Fear is contagious — and people actually feel it more in a crowd

PASADENA, Calif. — Fear really is contagious, and scientists say having more people around you for support won’t help. So much for “strength in numbers.”

Researchers from the California Institute of Technology used a haunted house experience with 17 rooms containing various spooky threats during their experiment. They found people were actually more scared when the group walking through the house was larger. The team also found that their fear built up and increased as people moved from room to room.

Scientists say when faced with fear, people are more likely to have a heightened physical response when other people are around. This “phasic effect” involves rapid changes the body experiences as it responds to an event and is more likely to happen when other people are dealing with the same thing.

So, if a friend is shaking with fear and reacts to traumatic triggers, the study finds even the calmest person may also be startled by that trigger.

The study invited participants to go through the haunted house either alone or in a group and asked them to wear physiological-monitoring wristbands. During the 30-minute experience, they encountered situations that mimicked the threat of suffocation, an oncoming speeding car, and a volley of shots from a firing squad.

Results showed a positive association between the number of friends in a group and tonic arousal — which reflects the body’s overall physical response to stress or emotion.
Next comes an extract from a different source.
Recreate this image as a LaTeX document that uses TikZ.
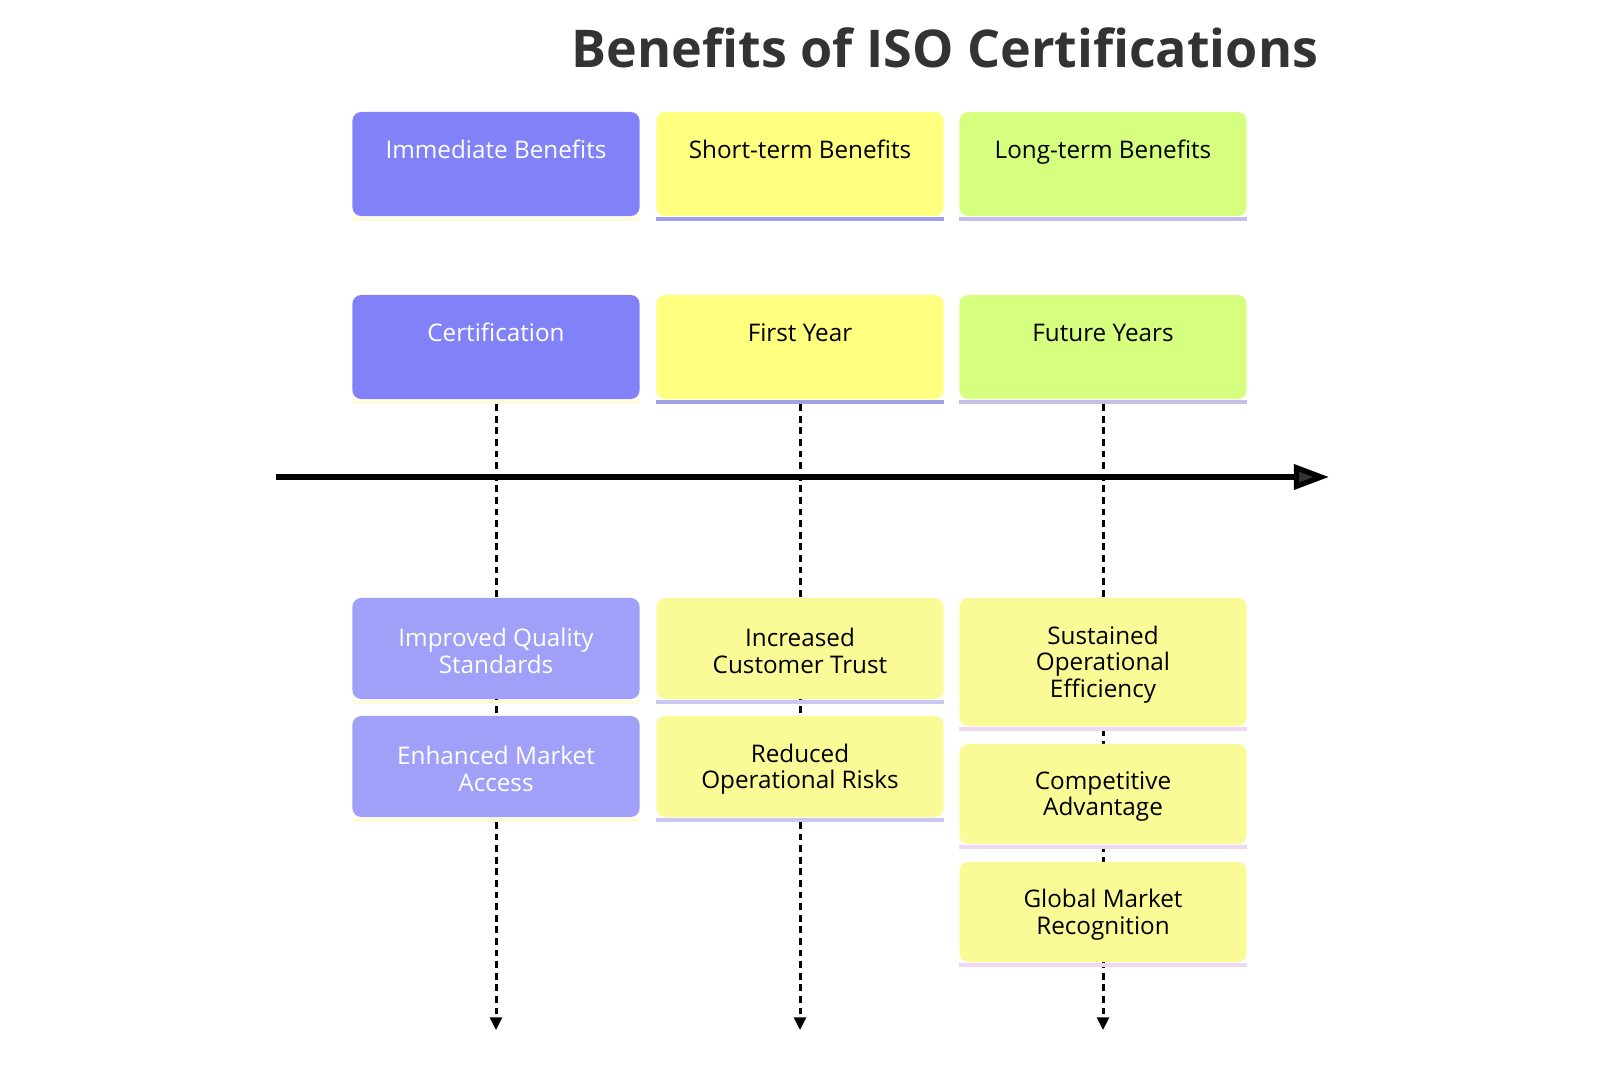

On average, the more friends that participants had with them while touring the haunted house, the higher their physical response. Other findings revealed that participants with an initially strong response to the first room of the haunted house showed increased responses as they visited other rooms.

‘Your body picks up’ on a scared friend’s signals

“There are a lot of factors that influence how human bodies respond to threat,” says Dr. Sarah Tashjian in a media release. “We found that friend-related emotional contagion, threat predictability, and subjective feelings of fear were all relevant for the body mounting a response.”

“We interpreted this to reflect fear contagion—if your friends are around, your body picks up on their signals and has a higher level of arousal even in the absence of specific scares or startles,” Tashjian adds. “In the lab, it is difficult to study the effects of groups on physiology.”

“If your body is more cued-in to the threatening event, you also psychologically feel more fear,” the study author continues.

“From a results perspective, this study is distinct because we measure multiple aspects of skin conductance, including slow responding, rapid responding, frequency of responses, and level of responses,” Tashjian explains. “Most studies use just one of these measures, which limits our understanding of how dynamic the sympathetic nervous system is and how different factors exert different influences on biology.”

“We show that friends increase overall arousal, that unexpected scares produce more responses and higher levels of responses in the body than predictable scares, and that more frequent responses from the body manifest as feeling more afraid,” the researcher concludes. “And we show all of this using an intensive, immersive, live-action threat environment.”

The research is published in the journal Psychological Science.

South West News Service writer Joe Morgan contributed to this report.